When she showed up at my home unannounced, I let her in and was the shoulder to cry on.
But when I needed a listening ear, she was no where to be found.
When my tears came, I was alone with them.
And I was miffed.
What kind of friend does that?
What kind of Christian isn’t there when her soul sister needs her? I mean, really?
Knock, knock, knock.
A broken soul sister. That’s who. A human broken soul sister.
Remember that time you felt like you were drowning in life?
Yes, Lord. Yes, I do.
Did you take on other people’s problems then? Did you feel able to do that?
No. Absolutely not.
Then don’t expect that of her. Don’t expect from others what only I can truly give you.
I still struggle with this. With expectations on what relationships should look like. I still long for that perfect friendship, the one where no one gets hurt or is disappointed. You know the kind, because we all long for it.
We need the constant reminder that there is only one perfect friendship.
We need to stop putting people on pedestals and expecting something out of them that they can’t deliver.

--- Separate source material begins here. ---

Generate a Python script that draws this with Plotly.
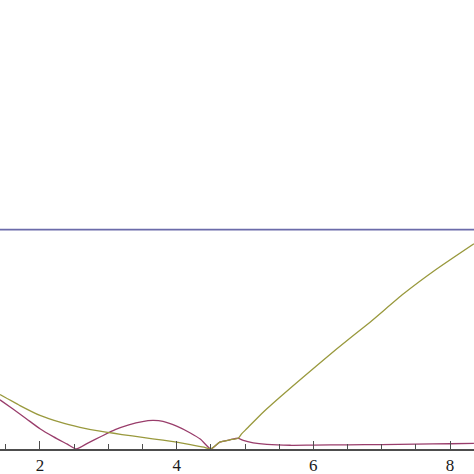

What if we stopped placing that invisible crown on folks because they are believers and instead give them the same grace we give non-believers.
Check yourself before you wreck yourself.
I know it’s not biblical – thanks for that reality check Ice Cube – but it’s a good reminder and one I use often. Because I am my own worst enemy so often.
Now, I am not advocating allowing others to abuse you. If you’ve got a friend who hurts you more than she helps you, it’s time to take a step or two back from that friendship. Or maybe it’s time for a real conversation to address the issue. Only you know what’s best for that relationship. If you don’t know what to do, pray for discernment. Be prepared that you too might hear somethings in this conversation that you don’t want to hear. Be willing to listen.
Let’s agree to be believers who give grace to those within the body of Christ.